Fringe, day 5

Aug 16, 2013 20:53


Fringe Fatigue is a terrible yet grimly inevitable thing. It kicked in at this point, meaning we trudged out of the house at lunchtime not particularly motivated to tick any shows off the shortlist, and stood around at the Half Price Hut until a nice chap named George flyered us for his Free Fringe show, Who is Mr Kirby?. His sales patter and twinkly charm worked, and we headed to Ryan' Bar of the falling masonry for what turned out to be a bit of a variety show. We were greeted in the tiny basement bar with namebadges and Chewits and asked to contribute ideas into a hat for improv stuff. These were turned into genius bits of music by Joe Charman courtesy of a few Kaoss pads and some mad beatbox skills (I'll never forget the dubstep about Xena Warrior Princess on a time travelling elephant with penguins!). Meanwhile, Chris Gau provided some likeable standup and George Rowe gave us more longform stories which were well told and tempered with some humanity. Joe's younger brother Ben provided the art-based standup. Yes, a flipchart appeared with some very post-watershed drawings in it; fortunately he had enough charm to carry it off and convince us The Second Cumming of Christ wasn't a bit, er, wrong. Did we discover who Mr Kirby was? We did, but that would be telling. Go take a chance on these chaps and you will have an hour of amusement.

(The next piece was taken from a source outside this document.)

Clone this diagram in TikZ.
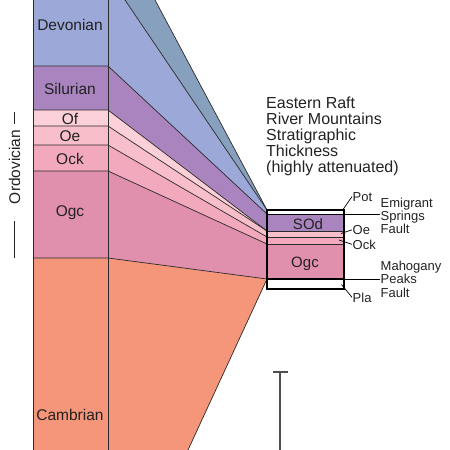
\documentclass[tikz,border=0pt]{standalone}
\usepackage{fontspec}
\setmainfont{Liberation Sans}
\usepackage{xcolor}
\usepackage{tikz}
\usetikzlibrary{positioning}

\definecolor{devon}{HTML}{9CA8D8}
\definecolor{slate}{HTML}{87A0BE}
\definecolor{silur}{HTML}{A984BF}
\definecolor{ofc}{HTML}{FBD0D8}
\definecolor{oec}{HTML}{F8BECA}
\definecolor{ockc}{HTML}{F3A9BD}
\definecolor{ogcc}{HTML}{E08FAD}
\definecolor{camb}{HTML}{F5967A}
\definecolor{ink}{HTML}{222222}
\definecolor{edge}{HTML}{2A2A2A}

\begin{document}
\begin{tikzpicture}[x=1pt, y=-1pt,
    bed/.style={draw=edge, line width=0.7pt},
    unit/.style={font=\fontsize{15.5}{16}\selectfont, text=ink, inner sep=0pt, anchor=base},
    tag/.style={font=\fontsize{13}{13.3}\selectfont, text=ink, inner sep=0.5pt, anchor=base west},
    lead/.style={draw=black, line width=0.7pt},
]
\useasboundingbox (0,0) rectangle (450,450);

% Left column (full thickness)
\fill[devon] (33,0) rectangle (108,66);
\fill[silur] (33,66) rectangle (108,110);
\fill[ofc] (33,110) rectangle (108,126);
\fill[oec] (33,126) rectangle (108,145);
\fill[ockc] (33,145) rectangle (108,171);
\fill[ogcc] (33,171) rectangle (108,258);
\fill[camb] (33,258) rectangle (108,450);

% Thinning wedge towards the raft
\fill[slate] (125,0) -- (155,0) -- (267,210) -- cycle;
\fill[devon] (108,0) -- (125,0) -- (267,210) -- (267,214) -- (108,66) -- cycle;
\fill[silur] (108,66) -- (267,214) -- (267,231) -- (108,110) -- cycle;
\fill[ofc] (108,110) -- (267,231) -- (108,126) -- cycle;
\fill[oec] (108,126) -- (267,231) -- (267,237) -- (108,145) -- cycle;
\fill[ockc] (108,145) -- (267,237) -- (267,244) -- (108,171) -- cycle;
\fill[ogcc] (108,171) -- (267,244) -- (267,279) -- (108,258) -- cycle;
\fill[camb] (108,258) -- (267,279) -- (188,450) -- (108,450) -- cycle;

\draw[bed] (33,0) -- (33,450);
\draw[bed] (108,0) -- (108,450);
\draw[bed] (33,66) -- (108,66) -- (267,214);
\draw[bed] (33,110) -- (108,110) -- (267,231);
\draw[bed] (33,126) -- (108,126) -- (267,231);
\draw[bed] (33,145) -- (108,145) -- (267,237);
\draw[bed] (33,171) -- (108,171) -- (267,244);
\draw[bed] (33,258) -- (108,258) -- (267,279);
\draw[bed] (125,0) -- (267,210);
\draw[bed] (155,0) -- (267,210);
\draw[bed] (267,279) -- (188,450);

% Raft column
\fill[silur] (267,214) rectangle (344,231);
\fill[oec] (267,231) rectangle (344,237);
\fill[ockc] (267,237) rectangle (344,244);
\fill[ogcc] (267,244) rectangle (344,279);
\draw[bed] (267,231) -- (344,231);
\draw[bed] (267,237) -- (344,237);
\draw[draw=edge, line width=1pt] (267,244) -- (344,244);
\draw[draw=black, line width=1.3pt] (267,279) -- (344,279);
\draw[lead] (267,214) -- (380,214);
\draw[lead] (344,279) -- (380,279);
\draw[draw=black, line width=1.2pt] (267,210) rectangle (344,289);

% Unit names
\node[unit] (devonian) at (70,30.7) {Devonian};
\node[unit] (silurian) at (70,94) {Silurian};
\node[unit] (of) at (70,124) {Of};
\node[unit] (oe) at (70,141.7) {Oe};
\node[unit] (ock) at (70,164) {Ock};
\node[unit] (ogc) at (70,216) {Ogc};
\node[unit] (cambrian) at (70,420) {Cambrian};
\node[unit, font=\fontsize{15}{16}\selectfont] (sod) at (308,229) {SOd};
\node[unit, font=\fontsize{15}{16}\selectfont] (ogcraft) at (305,267.3) {Ogc};

\node[unit, rotate=90, anchor=center] (ordo) at (14.5,167) {Ordovician};
\draw[draw=ink, line width=0.8pt] (14.5,112) -- (14.5,124);
\draw[draw=ink, line width=0.8pt] (14.5,221) -- (14.5,258);

\node[font=\fontsize{16}{16}\selectfont, text=ink, align=left, anchor=north west, inner sep=0pt]
    (title) at (266,97) {Eastern Raft\\River Mountains\\Stratigraphic\\Thickness\\(highly attenuated)};

% Labels at the raft
\node[tag] (potlbl) at (352,201) {Pot};
\node[tag] (oelbl) at (352,234.3) {Oe};
\node[tag] (ocklbl) at (352,249) {Ock};
\node[tag] (plalbl) at (352,302) {Pla};
\node[tag, align=left, anchor=north west, inner sep=0pt] (emigrant) at (380.5,197.5) {Emigrant\\Springs\\Fault};
\node[tag, align=left, anchor=north west, inner sep=0pt] (mahogany) at (380.5,261) {Mahogany\\Peaks\\Fault};

\draw[lead] (342,211) -- (potlbl.west);
\draw[lead] (341,233.5) -- (oelbl.west);
\draw[lead] (339,240) -- (ocklbl.west);
\draw[lead] (341.5,284.5) -- (plalbl.west);

% Scale bar
\draw[draw=ink!80, line width=1.3pt] (280,372) -- (280,450);
\draw[draw=ink!80, line width=1.3pt] (273,372) -- (288,372);

\end{tikzpicture}
\end{document}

For the past few years we've seen posters for The Ginge, the Geordie and the Geek and pondered going, but never got round to it. This year it turned out to be absolutely the right thing to do, as they were showcasing their best sketches from three years of sellout shows before their new BBC Two series is broadcast. The sketches come thick and fast, and balance an Absolutely surrealness with straight-up tomfoolery; standouts for me were the mad lollipop man, the Armstrong and Miller-esque codebreakers researching why women behave weirdly and the awkward same-sex speed dating. Plus, Kevin O'Loughlin bears more than a passing resemblance to a young Peter Capaldi, with all of the frantic posturing and comic physicality. Literally cannot wait for their series to come on this Autumn; I bet it's a Comedy Unit production, because they make all the best stuff England fails to screen >_<

Mixed Doubles were waiting outside as their show was not long after GGG. With celebrity Twitter praise from such luminaries as Armando Iannucci and Clare Balding, and comparisons to Fry and Laurie, it was a tempting proposition. The quartet met at drama school (naturellement!) and offer a ton of fast-paced sketches like GGG, but the style was very different. They opened with a pair of smartphone-hooked girls to reel in the younger audiences, and wandered through lands as diverse as a convention for fictional lions with an unwanted guest, awkward competitive middle-class parents and a camp Sweeney Todd. Some of the material worked better than others, and others worked but were perhaps stretched beyond the joke mileage. They appeared to have also 'helpfully' planted their mates in the audience to keep the laughter going, and I ended up in front of someone who laughed like a demented machine gun at every. single. thing. Oh well. The gentlemen deserve a special mention- Paul Aitchison's tormented Scottish folk singer deserved far more airtime, and Will Close (who resembles Hugh Laurie ever so slightly) did the most spot-on impressions of Jools Holland and Andy Murray. I'd keep my eye on him for future greatness. On balance, an enjoyable show for a first Fringe outing, and once the kinks are ironed out it should enjoy bigger success.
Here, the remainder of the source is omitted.